Plotting code records:
•••••

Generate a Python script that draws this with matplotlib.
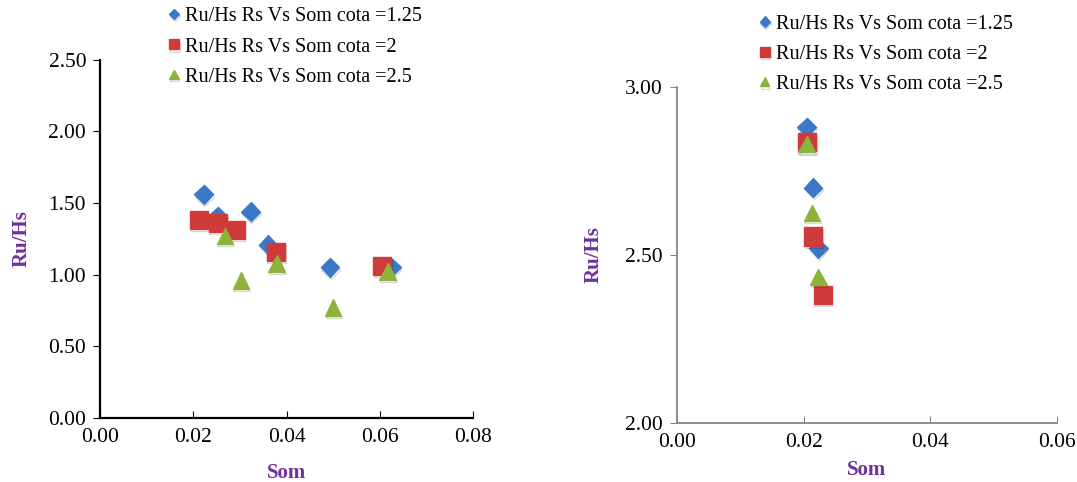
import matplotlib
matplotlib.use("Agg")
from matplotlib import pyplot as plt
import matplotlib.patheffects as pe

plt.rcParams['font.family'] = ['Liberation Serif', 'DejaVu Serif']

# left chart data (Som, Ru/Hs)
left_som_125 = [0.0222, 0.0252, 0.0323, 0.0360, 0.0493, 0.0625]
left_ru_125 = [1.56, 1.41, 1.44, 1.21, 1.05, 1.05]
left_som_2 = [0.0212, 0.0252, 0.0291, 0.0377, 0.0605]
left_ru_2 = [1.38, 1.36, 1.31, 1.16, 1.06]
left_som_25 = [0.0268, 0.0302, 0.0379, 0.0500, 0.0617]
left_ru_25 = [1.27, 0.96, 1.08, 0.77, 1.02]

# right chart data
right_som_125 = [0.0205, 0.0215, 0.0223]
right_ru_125 = [2.88, 2.70, 2.52]
right_som_2 = [0.0205, 0.0215, 0.0230]
right_ru_2 = [2.835, 2.555, 2.38]
right_som_25 = [0.0205, 0.0213, 0.0223]
right_ru_25 = [2.83, 2.625, 2.435]

labels = ["Ru/Hs Rs Vs Som cota =1.25", "Ru/Hs Rs Vs Som cota =2", "Ru/Hs Rs Vs Som cota =2.5"]
colors = ["#3B78C8", "#D03A3A", "#8CB43A"]
purple = "#7030A0"

shadow = [pe.SimpleLineShadow(offset=(0.5, -1.5), alpha=0.15, shadow_color="black"), pe.Normal()]

fig = plt.figure(figsize=(10.77, 4.82), dpi=100)
ax1 = fig.add_axes([0.0929, 0.133, 0.3463, 0.743])
ax2 = fig.add_axes([0.6286, 0.1224, 0.3528, 0.6971])


def draw(ax, xs, ys, spine_color, xlim, ylim, xticks, yticks, legend_xy, ylabelpad, xlabelpad):
    hs = []
    for (x, y), c, m, ms, lab in zip(zip(xs, ys), colors, ["D", "s", "^"], [9.5, 13, 12], labels):
        h, = ax.plot(x, y, linestyle="none", marker=m, markersize=ms, color=c,
                     markeredgecolor=c, label=lab, path_effects=shadow)
        hs.append(h)
    ax.set_xlim(*xlim)
    ax.set_ylim(*ylim)
    ax.set_xticks(xticks)
    ax.set_yticks(yticks)
    ax.set_xticklabels(["%.2f" % v for v in xticks])
    ax.set_yticklabels(["%.2f" % v for v in yticks])
    for s in ["top", "right"]:
        ax.spines[s].set_visible(False)
    for s in ["left", "bottom"]:
        ax.spines[s].set_color(spine_color)
        ax.spines[s].set_linewidth(1.6 if spine_color == "black" else 1.3)
    ax.tick_params(axis="x", direction="in", length=5, color=spine_color, labelsize=15.5, pad=7)
    ax.tick_params(axis="y", direction="out", length=5, color=spine_color, labelsize=15.5, pad=5)
    ax.set_xlabel("Som", color=purple, fontweight="bold", fontsize=15, labelpad=xlabelpad)
    ax.set_ylabel("Ru/Hs", color=purple, fontweight="bold", fontsize=15, labelpad=ylabelpad)
    leg = fig.legend(handles=hs, loc="upper left", bbox_to_anchor=legend_xy, frameon=False,
                     fontsize=14.5, handlelength=0.6, handletextpad=0.25, labelspacing=0.55,
                     markerscale=0.55, borderaxespad=0, borderpad=0)
    return leg


draw(ax1, [left_som_125, left_som_2, left_som_25], [left_ru_125, left_ru_2, left_ru_25],
     "black", (0, 0.08), (0, 2.5), [0, 0.02, 0.04, 0.06, 0.08],
     [0, 0.5, 1.0, 1.5, 2.0, 2.5], (0.156, 0.985), 12, 12)
draw(ax2, [right_som_125, right_som_2, right_som_25], [right_ru_125, right_ru_2, right_ru_25],
     "#868686", (0, 0.06), (2.0, 3.0), [0, 0.02, 0.04, 0.06],
     [2.0, 2.5, 3.0], (0.7045, 0.97), 16, 6)

fig.savefig("out.png", dpi=100)
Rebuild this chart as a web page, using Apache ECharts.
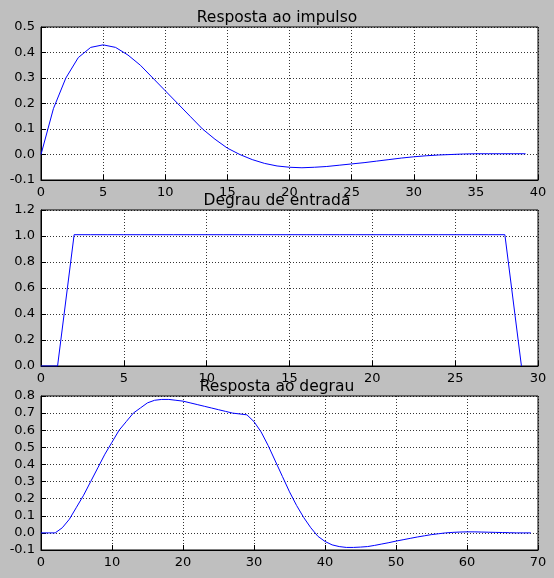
<!DOCTYPE html>
<html><head><meta charset="utf-8">
<script src="https://cdn.jsdelivr.net/npm/echarts@6/dist/echarts.min.js"></script>
<style>html,body{margin:0;padding:0;background:#bfbfbf}#c{width:554px;height:578px}</style>
</head><body><div id="c"></div>
<script>
// valores
var impulso = [0.0,0.18,0.30,0.38,0.42,0.43,0.42,0.39,0.35,0.30,0.25,0.20,0.15,0.10,0.06,0.025,0.0,-0.02,-0.035,-0.045,-0.05,-0.052,-0.05,-0.047,-0.042,-0.037,-0.032,-0.026,-0.02,-0.014,-0.009,-0.005,-0.002,0.0,0.002,0.003,0.003,0.003,0.003,0.003];
var degrau = [0,0,1.01,1.01,1.01,1.01,1.01,1.01,1.01,1.01,1.01,1.01,1.01,1.01,1.01,1.01,1.01,1.01,1.01,1.01,1.01,1.01,1.01,1.01,1.01,1.01,1.01,1.01,1.01,0];
var saida = [0,0,0,0.03,0.08,0.15,0.22,0.30,0.38,0.46,0.53,0.60,0.65,0.70,0.73,0.76,0.775,0.78,0.78,0.775,0.77,0.76,0.75,0.74,0.73,0.72,0.71,0.70,0.695,0.69,0.65,0.59,0.51,0.42,0.33,0.24,0.16,0.09,0.03,-0.02,-0.05,-0.07,-0.08,-0.085,-0.085,-0.083,-0.08,-0.073,-0.065,-0.057,-0.048,-0.04,-0.032,-0.024,-0.017,-0.01,-0.005,0.0,0.003,0.005,0.006,0.006,0.005,0.004,0.003,0.002,0.001,0.0,0.0,0.0];
var titulos = ['Resposta ao impulso','Degrau de entrada','Resposta ao degrau'];

function pares(a){ return a.map(function(v,i){ return [i,v]; }); }

var font = 'DejaVu Sans';
var grids = [
  {left:41,right:16,top:27,height:153},
  {left:41,right:16,top:210,height:156},
  {left:41,right:16,top:396,height:154}
];
var xs = [[0,40,5],[0,30,5],[0,70,10]];
var ys = [[-0.1,0.5,0.1],[0,1.2,0.2],[-0.1,0.8,0.1]];
var dados = [impulso, degrau, saida];

function eixo(g, r, isY){
  return {
    type:'value', gridIndex:g, min:r[0], max:r[1], interval:r[2],
    axisLine:{show:true,onZero:false,lineStyle:{color:'#000',width:1}},
    axisTick:{show:true,inside:true,length:5,lineStyle:{color:'#000'}},
    axisLabel:{color:'#000',fontFamily:font,fontSize:13,margin:6,
      formatter: isY ? function(v){return v.toFixed(1);} : function(v){return String(v);}},
    splitLine:{show:true,lineStyle:{color:'#000',type:[1,2],width:0.8}}
  };
}

var opt = {
  backgroundColor:'#bfbfbf',
  animation:false,
  title: titulos.map(function(t,i){
    return {text:t,left:'center',top:grids[i].top-22,
      textStyle:{fontFamily:font,fontSize:15.5,fontWeight:'normal',color:'#000'}};
  }),
  grid: grids.map(function(g){ return Object.assign({show:true,backgroundColor:'#fff',borderColor:'#000',borderWidth:1},g); }),
  xAxis: xs.map(function(r,i){ return eixo(i,r,false); }),
  yAxis: ys.map(function(r,i){ return eixo(i,r,true); }),
  series: dados.map(function(d,i){
    return {type:'line',xAxisIndex:i,yAxisIndex:i,data:pares(d),showSymbol:false,
      lineStyle:{color:'#0000ff',width:1}};
  })
};
echarts.init(document.getElementById('c')).setOption(opt);
</script></body></html>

•••••

→ **What to work on**:
Give again, word for word, every line from the top of the data through the line with "plt.rcParams['font.family'] = ['Liberation", both ends included, and exclude the pictures.

→ **Finished task**:
Generate a Python script that draws this with matplotlib.
import matplotlib
matplotlib.use("Agg")
from matplotlib import pyplot as plt
import matplotlib.patheffects as pe

plt.rcParams['font.family'] = ['Liberation Serif', 'DejaVu Serif']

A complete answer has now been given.